昔は生活するうえで必要不可欠だった井戸。現在はあまり見かけなくなってしまいましたが、実は今でも私たちの生活にとって重要な役割を担っています。
世界最古の井戸は約9000年前から存在していたと言われています。昔から井戸は生活するうえで重要な設備で、飲用だけではなく炊事・洗濯などに使う水もまかなっていました。同じ長屋で住む人同士が順番に水を桶などの容器に汲んで、各家庭に用意された大きな水瓶が満ちるまで往復する作業が行われていました。
また井戸に水を汲みに行く作業はその各家庭の主婦たちの仕事でした。「井戸端会議」という言葉は江戸時代に他の人が水を汲んでいる間に主婦たちが井戸の周りで雑談をしている様子が由来となっています。

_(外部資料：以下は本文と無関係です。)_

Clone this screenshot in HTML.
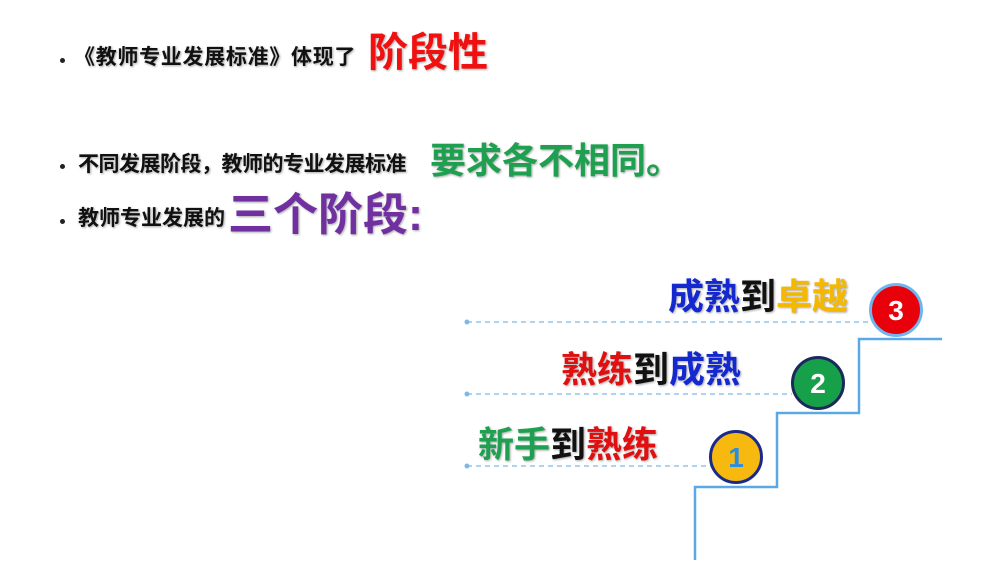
<!DOCTYPE html>
<html><head><meta charset="utf-8"><style>
body{margin:0;width:1000px;height:562px;background:#fff;position:relative;overflow:hidden;font-family:"Liberation Sans","Noto Sans CJK SC",sans-serif;font-weight:bold}
.t{position:absolute;white-space:nowrap;line-height:1}
.b{position:absolute;width:5px;height:5px;border-radius:50%;background:#222}
.s{text-shadow:1px 1px 2px rgba(0,0,0,.35)}
.c{position:absolute;width:54px;height:54px;border-radius:50%;box-sizing:border-box;text-align:center;line-height:50px;font-size:28px;color:#fff}
</style></head><body>
<div class="b" style="left:60px;top:58px"></div>
<div class="t s" style="left:74px;top:47px;font-size:21px;color:#111;letter-spacing:0.7px">《教师专业发展标准》体现了</div>
<div class="t s" style="left:368px;top:33px;font-size:40px;color:#f01010">阶段性</div>

<div class="b" style="left:60px;top:164px"></div>
<div class="t s" style="left:78px;top:154px;font-size:21px;color:#111;letter-spacing:-0.5px">不同发展阶段，教师的专业发展标准</div>
<div class="t s" style="left:430px;top:143px;font-size:36px;color:#1fa050">要求各不相同。</div>

<div class="b" style="left:60px;top:219px"></div>
<div class="t s" style="left:78px;top:208px;font-size:21px;color:#111">教师专业发展的</div>
<div class="t s" style="left:228px;top:192px;font-size:45px;color:#7030a0">三个阶段:</div>

<svg style="position:absolute;left:0;top:0" width="1000" height="562">
<g stroke="#7cb9e8" stroke-width="1.3" stroke-dasharray="5,4">
<line x1="467" y1="322" x2="872" y2="322"/>
<line x1="467" y1="394" x2="792" y2="394"/>
<line x1="467" y1="466" x2="712" y2="466"/>
</g>
<g fill="#7cb9e8"><circle cx="467" cy="322" r="2.5"/><circle cx="467" cy="394" r="2.5"/><circle cx="467" cy="466" r="2.5"/></g>
<polyline points="695,560 695,487 777,487 777,413 859,413 859,339 942,339" fill="none" stroke="#5aa9e6" stroke-width="2.5"/>
</svg>

<div class="t s" style="left:668px;top:279px;font-size:36px"><span style="color:#1428d0">成熟</span><span style="color:#111">到</span><span style="color:#f5b800">卓越</span></div>
<div class="t s" style="left:561px;top:352px;font-size:36px"><span style="color:#e01010">熟练</span><span style="color:#111">到</span><span style="color:#1428d0">成熟</span></div>
<div class="t s" style="left:478px;top:427px;font-size:36px"><span style="color:#1fa050">新手</span><span style="color:#111">到</span><span style="color:#e01010">熟练</span></div>

<div class="c" style="left:869px;top:283px;background:#e8000a;border:3px solid #6fb6ef">3</div>
<div class="c" style="left:791px;top:356px;background:#17a04a;border:3px solid #1a2a5a">2</div>
<div class="c" style="left:709px;top:430px;background:#f7b90f;border:3px solid #1a2a8a;color:#2a8ee0">1</div>
</body></html>
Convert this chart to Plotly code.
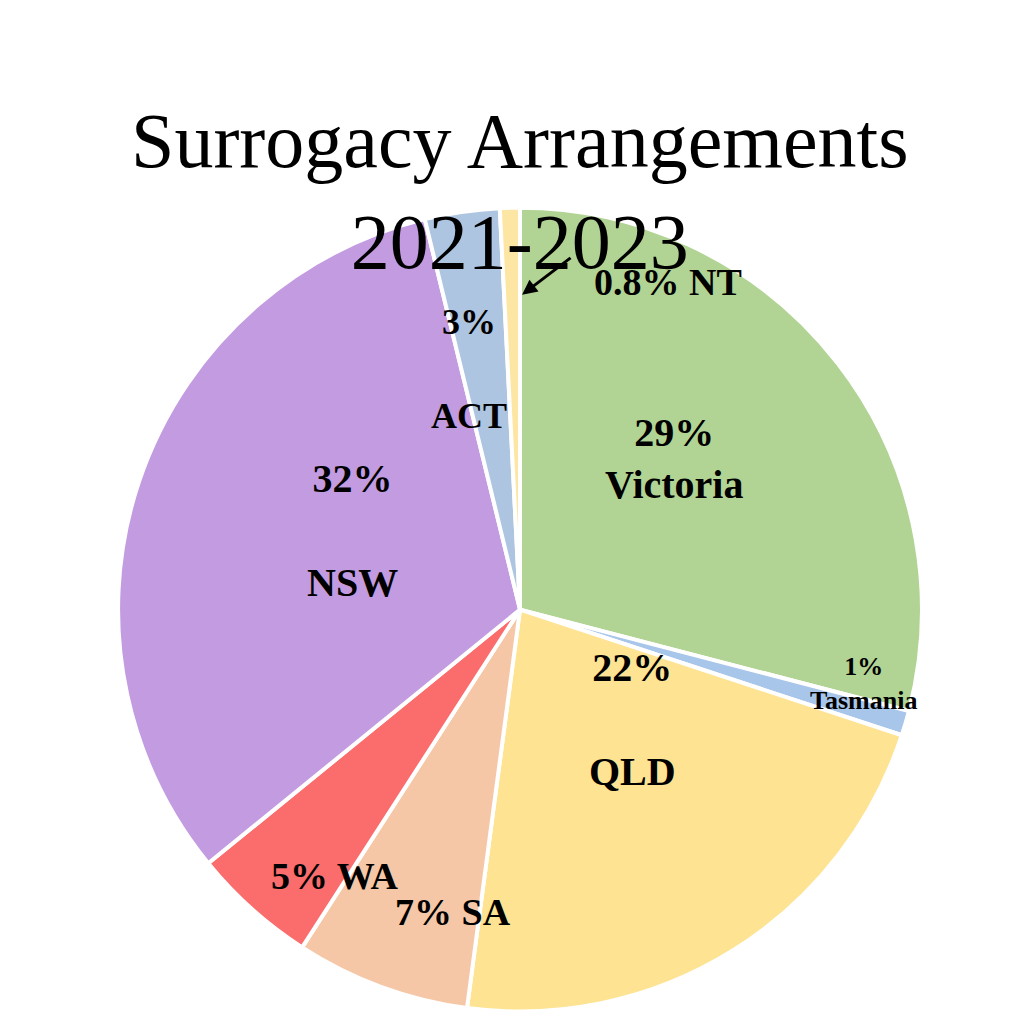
import plotly.graph_objects as go

states = ["Victoria", "Tasmania", "QLD", "SA", "WA", "NSW", "ACT", "NT"]
shares = [29, 1, 22, 7, 5, 32, 3, 0.8]
colors = ["#b1d494", "#a8c6ea", "#fde392", "#f6c7a6", "#fb6c6c",
          "#c39be0", "#adc5e0", "#fde6a4"]

fig = go.Figure(go.Pie(
    labels=states, values=shares, sort=False, direction="clockwise",
    rotation=0, textinfo="none", hoverinfo="label+percent",
    marker=dict(colors=colors, line=dict(color="white", width=4)),
    domain=dict(x=[0.105, 0.895], y=[0.02, 0.805]),
    showlegend=False,
))

font = "Liberation Serif"
labels = [
    (0.72, 0.56, "29%<br>Victoria", 40),
    (0.89, 0.34, "1%<br>Tasmania", 26),
    (0.61, 0.23, "22%<br><br>QLD", 40),
    (0.435, 0.095, "7% SA", 38),
    (0.255, 0.13, "5% WA", 38),
    (0.29, 0.49, "32%<br><br>NSW", 40),
    (0.45, 0.715, "3%<br><br>ACT", 36),
    (0.645, 0.755, "0.8% NT", 38),
]
ann = [dict(x=x, y=y, xref="paper", yref="paper", text="<b>%s</b>" % t,
            showarrow=False, font=dict(family=font, size=s, color="black"))
       for x, y, t, s in labels]
ann.append(dict(x=0.502, y=0.72, ax=50, ay=-38, xref="paper", yref="paper",
                axref="pixel", ayref="pixel", text="", showarrow=True,
                arrowhead=2, arrowwidth=3, arrowcolor="black"))
ann.append(dict(x=0.5, y=0.915, xref="paper", yref="paper", showarrow=False,
                text="Surrogacy Arrangements<br>2021-2023",
                font=dict(family=font, size=78, color="black")))

fig.update_layout(width=1024, height=1024, margin=dict(l=0, r=0, t=0, b=0),
                  paper_bgcolor="white", annotations=ann)
fig.write_html("out.html")
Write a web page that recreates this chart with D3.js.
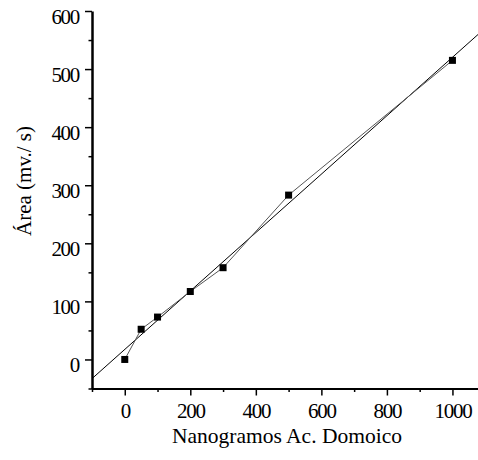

江戸時代から昭和初期にかけては、井戸の水は滑車を利用して釣瓶桶で汲み上げていましたが、大正時代から手押しポンプが使われるようになりました。その後昭和20年から30年頃にかけて電動ポンプが急速に普及しました。 どこの家庭にも設置されていた井戸ですが、電動ポンプが普及したあと、上水道が普及したため井戸は徐々に使用されなくなっていきました。
★メリットとデメリット
井戸を使用するメリットは基本的に年間を通して一定の温度(16~18℃位)が保たれていること、カルキの臭いがないこと、また災害時には生活用水として活用できることが挙げられます。 逆にデメリットは、水質は地層や環境によって大きく異なるため水質がよくない場合もあり、また水量についても十分ではない場合があることです。
★災害と井戸
あまり使われなくなった井戸ですが、メリットでも紹介したように災害時に活用することができます。 災害時に使われる井戸は防災井戸や災害用井戸などと呼ばれています。自然災害が発生して水道管が破裂したり、水道施設が被災したり渇水が起きた場合には、水の供給が止まってしまいます。断水したときは給水車が出動しますが、需要を満たすだけの水が用意できず、水不足に陥ってしまう可能性があります。防災井戸があれば、災害時や渇水時の水不足の時でも井戸の水を生活用水として利用することが出来ます。
最近は災害に備え、公園、学校、医療施設、保育施設などで防災井戸の整備が進んでいます。学校や公園は災害時の避難場所としても利用されるため防災井戸を設置するのにぴったりの場所であり、日頃から目に留まりやすい場所に防災井戸があることで、防災意識を高める効果もあります。 また近年は多くの自治体で「災害時協力井戸」という制度が運用されています。一般家庭の井戸の所有者が災害時協力井戸に登録し、災害などが起きたときに井戸の水を被災した近隣の住民に提供するという取り組みです。自治体によってはホームページや防災マップに防災井戸や災害時協力井戸の場所が掲載されているところもあるので一度確認しておくと安心ですね。
あまり見かけなくなった井戸ですが今でも私たちの生活にとって重要な役割を担っているのですね。